À l'approche des élections, il est possible que l'on assiste à un tassement du vote adéquiste, comme cela s'est produit en 2003. On peut néanmoins craindre que la prochaine campagne électorale exacerbe les préjugés envers les Québécois issus de l'immigration et creuse encore davantage le fossé qui existe entre la métropole et les régions.
La semaine dernière, André Boisclair se réjouissait de sentir «énormément d'effervescence» chez les militants péquistes. À la veille d'une réunion de deux jours avec ses députés et d'une Conférence des président(e)s du PQ, il devrait peut-être s'en inquiéter. Dans un parti politique en chute libre, l'effervescence est rarement une bonne nouvelle pour son chef.
Les résultats du sondage de Léger Marketing font craindre le pire pour le PQ, qui n'en finit plus de dégringoler depuis qu'il s'est donné un nouveau chef. L'avance de 20 points qu'il détenait sur les libéraux à l'automne 2005 s'est maintenant transformée en un retard de 2 points.
À 32 % dans les intentions de vote, son score est inférieur à celui d'avril 2003, qui était le pire depuis trente ans. Plus inquiétant encore, les baby-boomers, qui constituaient la pierre d'assise du PQ depuis sa fondation, semblent vouloir faire défection.
En toute justice pour M. Boisclair, une avance de 20 points avait quelque chose de surréaliste.
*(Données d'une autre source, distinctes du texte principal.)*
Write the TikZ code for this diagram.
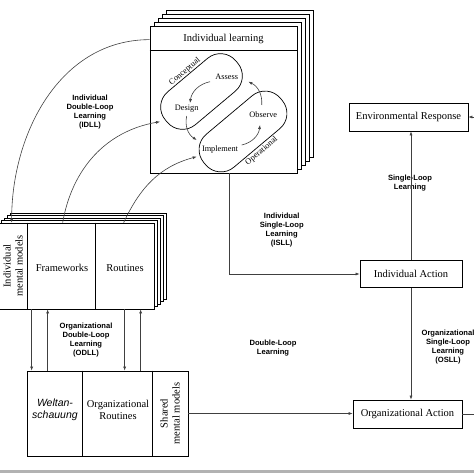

Tôt ou tard, le PLQ allait retrouver ses appuis traditionnels. Le changement de gouvernement à Ottawa et le «fédéralisme d'ouverture» de Stephen Harper étaient également des facteurs sur lesquels M. Boisclair n'avait aucun contrôle, même s'il aurait pu y réagir plus efficacement.
De plus en plus de militants péquistes se rendent compte qu'ils ont commis une grave erreur en provoquant le départ de Bernard Landry et en plébiscitant un nouveau chef qui n'avait ni l'expérience ni le jugement requis.
Pendant longtemps, ils se sont rassurés à l'idée que, en dépit des lacunes de leur nouveau chef, les électeurs francophones avaient été tellement échaudés par le gouvernement Charest au cours des trois premières années de son mandat que le rejet serait définitif.
Ils n'avaient pas nécessairement tort. Le vote libéral stagne, et 58 % des Québécois estiment que le PLQ ne mérite pas un deuxième mandat. La mauvaise nouvelle pour le PQ est qu'il ne profite aucunement de cette insatisfaction.
L'explication n'est pas difficile à trouver. Malgré tout ce qu'elle peut lui reprocher, la population préfère encore voir Jean Charest, ou même Mario Dumont, aux commandes de l'État plutôt qu'André Boisclair. Même les francophones préfèrent le chef de l'ADQ à celui du PQ.
Des résultats comme ceux-là ne sont pas de nature à faciliter le recrutement de candidats, déjà problématique. Quand les libéraux en sont rendus à présenter une vedette dans Lac-Saint-Jean, cela laisse supposer que bien peu de forteresses péquistes sont encore tenues pour invulnérables.
En principe, le PLQ a besoin d'au moins cinq points d'avance pour recueillir une majorité de sièges. La force de l'ADQ dans les régions pourrait cependant fausser cette règle au détriment du PQ. Au PLQ, certains rêvent même de voir M. Dumont devenir chef de l'opposition officielle.
En revanche, l'appui que lui ont donné les maires de quelques municipalités de l'ouest de Montréal ne représente pas une bien grande menace pour les libéraux. En septembre 2004, le candidat défusionniste n'avait pas réussi à inquiéter le moindrement Yolande James à l'élection partielle dans Nelligan, même s'il n'y avait aucun danger pour la survie du gouvernement Charest. Malgré leur mécontentement, il serait très étonnant que les électeurs anglophones prennent le risque de faire élire un gouvernement péquiste en boudant les libéraux.